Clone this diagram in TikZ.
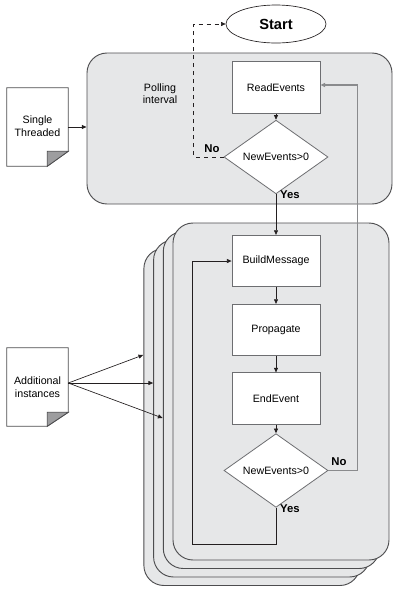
\documentclass[tikz,border=0pt]{standalone}
\usepackage{fontspec}
\setmainfont{Liberation Sans}
\usetikzlibrary{shapes.geometric,arrows.meta,calc}
\definecolor{panelfill}{HTML}{E6E7E8}
\definecolor{panelline}{HTML}{4D4D4F}
\definecolor{boxline}{HTML}{6D6E71}
\definecolor{ink}{HTML}{231F20}
\definecolor{backline}{HTML}{8A8B8D}
\definecolor{foldgray}{HTML}{9D9D9F}
\tikzset{
  panel/.style={draw=panelline, fill=panelfill, line width=0.7pt, rounded corners=15pt, inner sep=0pt},
  stepbox/.style={draw=boxline, fill=white, line width=0.6pt, minimum width=66pt, minimum height=38.5pt, inner sep=0pt, font=\fontsize{8}{10}\selectfont},
  decision/.style={diamond, draw=boxline, fill=white, line width=0.6pt, minimum width=78pt, minimum height=43.5pt, inner sep=0pt, font=\fontsize{8}{10}\selectfont},
  startnode/.style={ellipse, draw=ink, fill=white, line width=0.5pt, minimum width=75pt, minimum height=28.5pt, inner sep=0pt, font=\fontsize{11}{13}\selectfont\bfseries},
  doctext/.style={minimum width=45.75pt, minimum height=58.5pt, inner sep=0pt, align=center, font=\fontsize{8}{9.75}\selectfont},
  docline/.style={draw=panelline, fill=white, line width=0.6pt},
  flow/.style={draw=ink, line width=0.5pt, -{Triangle[length=3.5pt,width=3pt]}},
  tag/.style={font=\fontsize{8.5}{10}\selectfont\bfseries, inner sep=0pt},
  plain/.style={font=\fontsize{8}{9}\selectfont, align=center, inner sep=0pt}
}
\begin{document}
\begin{tikzpicture}[x=0.75pt,y=-0.75pt]
\useasboundingbox (0,0) rectangle (400,594);
% top panel
\node[panel, minimum width=228.75pt, minimum height=113.25pt] (top) at (239.5,128.5) {};
% stacked panels (back to front)
\node[panel, minimum width=162pt, minimum height=252.75pt] (s4) at (251.9,417) {};
\node[panel, minimum width=162pt, minimum height=252.75pt] (s3) at (261.6,408.5) {};
\node[panel, minimum width=162pt, minimum height=252.75pt] (s2) at (271.3,400) {};
\node[panel, minimum width=162pt, minimum height=252.75pt] (s1) at (281,391.5) {};
% start
\node[startnode] (start) at (276,24) {Start};
% polling label
\node[plain] (poll) at (160,94) {Polling\\interval};
% flow boxes
\node[stepbox] (re) at (276,87.5) {ReadEvents};
\node[decision] (d1) at (276,157) {NewEvents>0};
\node[stepbox] (bm) at (276,261) {BuildMessage};
\node[stepbox] (pr) at (276,330) {Propagate};
\node[stepbox] (ee) at (276,398.5) {EndEvent};
\node[decision] (d2) at (276,470.5) {NewEvents>0};
% documents
\node[doctext] (st) at (37.5,127) {};
\draw[docline] (st.north west) -- (st.north east) -- ($(st.south east)+(0,-15)$) -- ($(st.south east)+(-21,0)$) -- (st.south west) -- cycle;
\fill[foldgray, draw=panelline, line width=0.6pt] ($(st.south east)+(-21,0)$) -- ($(st.south east)+(-21,-15)$) -- ($(st.south east)+(0,-15)$) -- cycle;
\node[doctext, anchor=center] at (37.5,126.5) {Single\\Threaded};
\node[doctext] (ai) at (37.5,387) {};
\draw[docline] (ai.north west) -- (ai.north east) -- ($(ai.south east)+(0,-14)$) -- ($(ai.south east)+(-21,0)$) -- (ai.south west) -- cycle;
\fill[foldgray, draw=panelline, line width=0.6pt] ($(ai.south east)+(-21,0)$) -- ($(ai.south east)+(-21,-14)$) -- ($(ai.south east)+(0,-14)$) -- cycle;
\node[doctext] at (37.5,387.5) {Additional\\instances};
% connectors
\draw[flow] (st.east) -- (st.east -| top.west);
\coordinate (aic) at ($(ai.east)+(0,-4)$);
\coordinate (ai1) at (143.2,355);
\coordinate (ai3) at (162.6,418);
\draw[flow] (aic) -- (ai1);
\draw[flow] (aic) -- (aic -| s3.west);
\draw[flow] (aic) -- (ai3);
\draw[flow] (re.south) -- (d1.north);
\draw[flow, dashed] (d1.west) -- ++(-30,0) |- (start.west);
\draw[flow] (d1.south) -- (bm.north);
\draw[flow] (bm.south) -- (pr.north);
\draw[flow] (pr.south) -- (ee.north);
\draw[flow] (ee.south) -- (d2.north);
\coordinate (reret) at ($(re.east)+(0,-2.5)$);
\draw[flow, draw=backline, line width=0.8pt] (d2.east) -- ++(29,0) |- (reret);
\coordinate (bmret) at ($(bm.west)+(-39,0)$);
\draw[flow] (d2.south) -- ++(0,36.5) -| (bmret) -- (bm.west);
% labels
\node[tag] at (212,149) {No};
\node[tag] at (290,195) {Yes};
\node[tag] at (339,462) {No};
\node[tag] at (290,509) {Yes};
\end{tikzpicture}
\end{document}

§ **WHAT TO WORK ON**
Print the listing above in full, exactly as written. Omit any pictures.

§ **IN RESPONSE**
Clone this diagram in TikZ.
\documentclass[tikz,border=0pt]{standalone}
\usepackage{fontspec}
\setmainfont{Liberation Sans}
\usetikzlibrary{shapes.geometric,arrows.meta,calc}
\definecolor{panelfill}{HTML}{E6E7E8}
\definecolor{panelline}{HTML}{4D4D4F}
\definecolor{boxline}{HTML}{6D6E71}
\definecolor{ink}{HTML}{231F20}
\definecolor{backline}{HTML}{8A8B8D}
\definecolor{foldgray}{HTML}{9D9D9F}
\tikzset{
  panel/.style={draw=panelline, fill=panelfill, line width=0.7pt, rounded corners=15pt, inner sep=0pt},
  stepbox/.style={draw=boxline, fill=white, line width=0.6pt, minimum width=66pt, minimum height=38.5pt, inner sep=0pt, font=\fontsize{8}{10}\selectfont},
  decision/.style={diamond, draw=boxline, fill=white, line width=0.6pt, minimum width=78pt, minimum height=43.5pt, inner sep=0pt, font=\fontsize{8}{10}\selectfont},
  startnode/.style={ellipse, draw=ink, fill=white, line width=0.5pt, minimum width=75pt, minimum height=28.5pt, inner sep=0pt, font=\fontsize{11}{13}\selectfont\bfseries},
  doctext/.style={minimum width=45.75pt, minimum height=58.5pt, inner sep=0pt, align=center, font=\fontsize{8}{9.75}\selectfont},
  docline/.style={draw=panelline, fill=white, line width=0.6pt},
  flow/.style={draw=ink, line width=0.5pt, -{Triangle[length=3.5pt,width=3pt]}},
  tag/.style={font=\fontsize{8.5}{10}\selectfont\bfseries, inner sep=0pt},
  plain/.style={font=\fontsize{8}{9}\selectfont, align=center, inner sep=0pt}
}
\begin{document}
\begin{tikzpicture}[x=0.75pt,y=-0.75pt]
\useasboundingbox (0,0) rectangle (400,594);
% top panel
\node[panel, minimum width=228.75pt, minimum height=113.25pt] (top) at (239.5,128.5) {};
% stacked panels (back to front)
\node[panel, minimum width=162pt, minimum height=252.75pt] (s4) at (251.9,417) {};
\node[panel, minimum width=162pt, minimum height=252.75pt] (s3) at (261.6,408.5) {};
\node[panel, minimum width=162pt, minimum height=252.75pt] (s2) at (271.3,400) {};
\node[panel, minimum width=162pt, minimum height=252.75pt] (s1) at (281,391.5) {};
% start
\node[startnode] (start) at (276,24) {Start};
% polling label
\node[plain] (poll) at (160,94) {Polling\\interval};
% flow boxes
\node[stepbox] (re) at (276,87.5) {ReadEvents};
\node[decision] (d1) at (276,157) {NewEvents>0};
\node[stepbox] (bm) at (276,261) {BuildMessage};
\node[stepbox] (pr) at (276,330) {Propagate};
\node[stepbox] (ee) at (276,398.5) {EndEvent};
\node[decision] (d2) at (276,470.5) {NewEvents>0};
% documents
\node[doctext] (st) at (37.5,127) {};
\draw[docline] (st.north west) -- (st.north east) -- ($(st.south east)+(0,-15)$) -- ($(st.south east)+(-21,0)$) -- (st.south west) -- cycle;
\fill[foldgray, draw=panelline, line width=0.6pt] ($(st.south east)+(-21,0)$) -- ($(st.south east)+(-21,-15)$) -- ($(st.south east)+(0,-15)$) -- cycle;
\node[doctext, anchor=center] at (37.5,126.5) {Single\\Threaded};
\node[doctext] (ai) at (37.5,387) {};
\draw[docline] (ai.north west) -- (ai.north east) -- ($(ai.south east)+(0,-14)$) -- ($(ai.south east)+(-21,0)$) -- (ai.south west) -- cycle;
\fill[foldgray, draw=panelline, line width=0.6pt] ($(ai.south east)+(-21,0)$) -- ($(ai.south east)+(-21,-14)$) -- ($(ai.south east)+(0,-14)$) -- cycle;
\node[doctext] at (37.5,387.5) {Additional\\instances};
% connectors
\draw[flow] (st.east) -- (st.east -| top.west);
\coordinate (aic) at ($(ai.east)+(0,-4)$);
\coordinate (ai1) at (143.2,355);
\coordinate (ai3) at (162.6,418);
\draw[flow] (aic) -- (ai1);
\draw[flow] (aic) -- (aic -| s3.west);
\draw[flow] (aic) -- (ai3);
\draw[flow] (re.south) -- (d1.north);
\draw[flow, dashed] (d1.west) -- ++(-30,0) |- (start.west);
\draw[flow] (d1.south) -- (bm.north);
\draw[flow] (bm.south) -- (pr.north);
\draw[flow] (pr.south) -- (ee.north);
\draw[flow] (ee.south) -- (d2.north);
\coordinate (reret) at ($(re.east)+(0,-2.5)$);
\draw[flow, draw=backline, line width=0.8pt] (d2.east) -- ++(29,0) |- (reret);
\coordinate (bmret) at ($(bm.west)+(-39,0)$);
\draw[flow] (d2.south) -- ++(0,36.5) -| (bmret) -- (bm.west);
% labels
\node[tag] at (212,149) {No};
\node[tag] at (290,195) {Yes};
\node[tag] at (339,462) {No};
\node[tag] at (290,509) {Yes};
\end{tikzpicture}
\end{document}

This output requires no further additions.